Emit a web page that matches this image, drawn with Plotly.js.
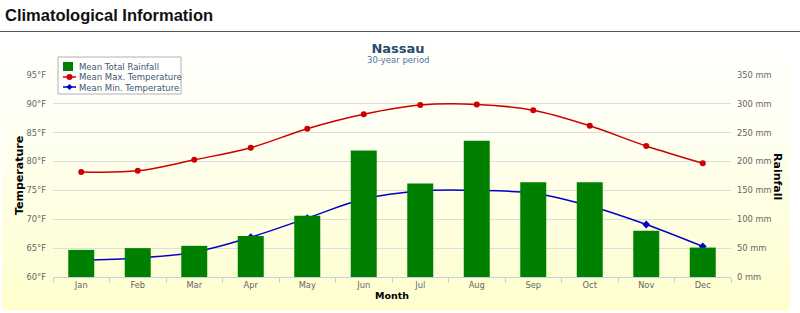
<!DOCTYPE html>
<html>
<head>
<meta charset="utf-8">
<script src="https://cdn.plot.ly/plotly-3.0.1.min.js"></script>
<style>
  html, body { margin:0; padding:0; width:800px; height:313px; overflow:hidden; background:#fff; font-family:"DejaVu Sans", sans-serif; }
  #heading { position:absolute; left:5px; top:3px; font-family:"Liberation Sans", Arial, sans-serif; font-size:16.5px; font-weight:bold; color:#111; margin:0; line-height:24px; }
  #rule { position:absolute; left:0; top:31px; width:800px; height:1px; background:#555; }
  #bg { position:absolute; left:2px; top:33px; width:788px; height:278px; border-radius:0 0 6px 6px;
        background:linear-gradient(to bottom, #ffffff 0%, #fffff0 40%, #fefecd 100%); }
  #chart { position:absolute; left:0; top:0; width:800px; height:313px; }
</style>
</head>
<body>
<h2 id="heading">Climatological Information</h2>
<div id="rule"></div>
<div id="bg"></div>
<div id="chart"></div>
<script>
const months = ["Jan","Feb","Mar","Apr","May","Jun","Jul","Aug","Sep","Oct","Nov","Dec"];
const rainfall = [47, 50, 54, 71, 106, 219, 162, 236, 164, 164, 80, 51];
const maxTemp = [78.2, 78.4, 80.3, 82.4, 85.7, 88.2, 89.8, 89.9, 88.9, 86.2, 82.7, 79.7];
const minTemp = [62.9, 63.3, 64.3, 66.9, 70.2, 73.5, 74.9, 75.0, 74.5, 72.3, 69.1, 65.3];
const tempTicks = [60, 65, 70, 75, 80, 85, 90, 95];
const rainTicks = [0, 50, 100, 150, 200, 250, 300, 350];
const seriesNames = ["Mean Total Rainfall", "Mean Max. Temperature", "Mean Min. Temperature"];
const seriesColors = ["#008000", "#cc0000", "#0000cc"];

// plot area in page pixels
const L = 53, R = 731, T = 75, B = 277;
const px = v => (v - L) / (R - L);
const py = v => (B - v) / (B - T);

const tickFont = {family:"DejaVu Sans", size:8.3, color:"#666"};
const data = [
  {type:"bar", name:seriesNames[0], x:months, y:rainfall, yaxis:"y2",
   marker:{color:seriesColors[0], line:{width:0}}},
  {type:"scatter", mode:"lines+markers", name:seriesNames[1], x:months, y:maxTemp,
   line:{color:seriesColors[1], width:1.5, shape:"spline"}, marker:{color:seriesColors[1], size:6, symbol:"circle"}},
  {type:"scatter", mode:"lines+markers", name:seriesNames[2], x:months, y:minTemp,
   line:{color:seriesColors[2], width:1.5, shape:"spline"}, marker:{color:seriesColors[2], size:6, symbol:"diamond"}}
];

// custom compact legend (Highcharts-like)
const shapes = [
  {type:"rect", xref:"paper", yref:"paper", x0:px(58), x1:px(181), y0:py(57), y1:py(94),
   line:{color:"#b0b0b0", width:1}, fillcolor:"rgba(255,255,255,0.85)", layer:"above"},
  {type:"rect", xref:"paper", yref:"paper", x0:px(63), x1:px(73), y0:py(62), y1:py(71),
   line:{width:0}, fillcolor:seriesColors[0], layer:"above"},
  {type:"line", xref:"paper", yref:"paper", x0:px(63), x1:px(76), y0:py(77), y1:py(77),
   line:{color:seriesColors[1], width:1.5}, layer:"above"},
  {type:"circle", xref:"paper", yref:"paper", x0:px(66.5), x1:px(72.5), y0:py(74), y1:py(80),
   line:{width:0}, fillcolor:seriesColors[1], layer:"above"},
  {type:"line", xref:"paper", yref:"paper", x0:px(63), x1:px(76), y0:py(87), y1:py(87),
   line:{color:seriesColors[2], width:1.5}, layer:"above"},
  {type:"path", xref:"paper", yref:"paper",
   path:`M ${px(69.5)},${py(84)} L ${px(72.5)},${py(87)} L ${px(69.5)},${py(90)} L ${px(66.5)},${py(87)} Z`,
   line:{width:0}, fillcolor:seriesColors[2], layer:"above"}
];
const legendRows = [66.5, 77, 87.5];
const annotations = [
  {text:"30-year period", xref:"paper", yref:"paper", x:px(398), y:py(60), yanchor:"middle",
   showarrow:false, font:{family:"DejaVu Sans", size:8.5, color:"#4d759e"}},
  {text:"<b>Temperature</b>", xref:"paper", yref:"paper", x:px(19), y:0.5, textangle:-90,
   showarrow:false, xanchor:"center", yanchor:"middle", font:{family:"DejaVu Sans", size:11, color:"#000"}},
  {text:"<b>Rainfall</b>", xref:"paper", yref:"paper", x:px(778), y:0.5, textangle:90,
   showarrow:false, xanchor:"center", yanchor:"middle", font:{family:"DejaVu Sans", size:11, color:"#000"}},
  {text:"<b>Month</b>", xref:"paper", yref:"paper", x:px(392), y:py(295), yanchor:"middle",
   showarrow:false, font:{family:"DejaVu Sans", size:9.5, color:"#000"}}
];
seriesNames.forEach((n, i) => annotations.push({
  text:n, xref:"paper", yref:"paper", x:px(77), y:py(legendRows[i]), xanchor:"left", yanchor:"middle",
  showarrow:false, font:{family:"DejaVu Sans", size:8.5, color:"#3e576f"}
}));

const layout = {
  width:800, height:313,
  margin:{l:L, r:800-R, t:T, b:313-B, pad:0},
  paper_bgcolor:"rgba(0,0,0,0)", plot_bgcolor:"rgba(0,0,0,0)",
  font:{family:"DejaVu Sans", color:"#333"},
  showlegend:false,
  bargap:0.54,
  title:{text:"<b>Nassau</b>", font:{family:"DejaVu Sans", size:13, color:"#274b6d"},
         x:px(398), xref:"paper", xanchor:"center", y:1-48/313, yref:"container", yanchor:"middle"},
  xaxis:{type:"category", range:[-0.5, months.length - 0.5], tickson:"boundaries", ticks:"outside",
         ticklen:5, tickcolor:"#c0d0e0",
         showline:true, linecolor:"#c0d0e0", linewidth:1, showgrid:false, automargin:false,
         tickfont:tickFont},
  yaxis:{range:[60,95], tickmode:"array", tickvals:tempTicks, ticktext:tempTicks.map(v => v + "°F"),
         showgrid:true, gridcolor:"#dddddd", zeroline:false, showline:false, ticks:"",
         tickfont:tickFont, ticklabelstandoff:6, automargin:false},
  yaxis2:{range:[0,350], tickmode:"array", tickvals:rainTicks, ticktext:rainTicks.map(v => v + " mm"),
          overlaying:"y", side:"right", showgrid:false, zeroline:false, showline:false, ticks:"",
          tickfont:tickFont, ticklabelstandoff:5, automargin:false},
  shapes:shapes,
  annotations:annotations
};
Plotly.newPlot("chart", data, layout, {displayModeBar:false, staticPlot:true});
</script>
</body>
</html>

⁂

*Directions for this task:* Begin at the top of the material above and output each line exactly, stopping after the line that holds "const py = v => (B - v) / (B - T);". Leave out pictures.

*Correct output:*
Emit a web page that matches this image, drawn with Plotly.js.
<!DOCTYPE html>
<html>
<head>
<meta charset="utf-8">
<script src="https://cdn.plot.ly/plotly-3.0.1.min.js"></script>
<style>
  html, body { margin:0; padding:0; width:800px; height:313px; overflow:hidden; background:#fff; font-family:"DejaVu Sans", sans-serif; }
  #heading { position:absolute; left:5px; top:3px; font-family:"Liberation Sans", Arial, sans-serif; font-size:16.5px; font-weight:bold; color:#111; margin:0; line-height:24px; }
  #rule { position:absolute; left:0; top:31px; width:800px; height:1px; background:#555; }
  #bg { position:absolute; left:2px; top:33px; width:788px; height:278px; border-radius:0 0 6px 6px;
        background:linear-gradient(to bottom, #ffffff 0%, #fffff0 40%, #fefecd 100%); }
  #chart { position:absolute; left:0; top:0; width:800px; height:313px; }
</style>
</head>
<body>
<h2 id="heading">Climatological Information</h2>
<div id="rule"></div>
<div id="bg"></div>
<div id="chart"></div>
<script>
const months = ["Jan","Feb","Mar","Apr","May","Jun","Jul","Aug","Sep","Oct","Nov","Dec"];
const rainfall = [47, 50, 54, 71, 106, 219, 162, 236, 164, 164, 80, 51];
const maxTemp = [78.2, 78.4, 80.3, 82.4, 85.7, 88.2, 89.8, 89.9, 88.9, 86.2, 82.7, 79.7];
const minTemp = [62.9, 63.3, 64.3, 66.9, 70.2, 73.5, 74.9, 75.0, 74.5, 72.3, 69.1, 65.3];
const tempTicks = [60, 65, 70, 75, 80, 85, 90, 95];
const rainTicks = [0, 50, 100, 150, 200, 250, 300, 350];
const seriesNames = ["Mean Total Rainfall", "Mean Max. Temperature", "Mean Min. Temperature"];
const seriesColors = ["#008000", "#cc0000", "#0000cc"];

// plot area in page pixels
const L = 53, R = 731, T = 75, B = 277;
const px = v => (v - L) / (R - L);
const py = v => (B - v) / (B - T);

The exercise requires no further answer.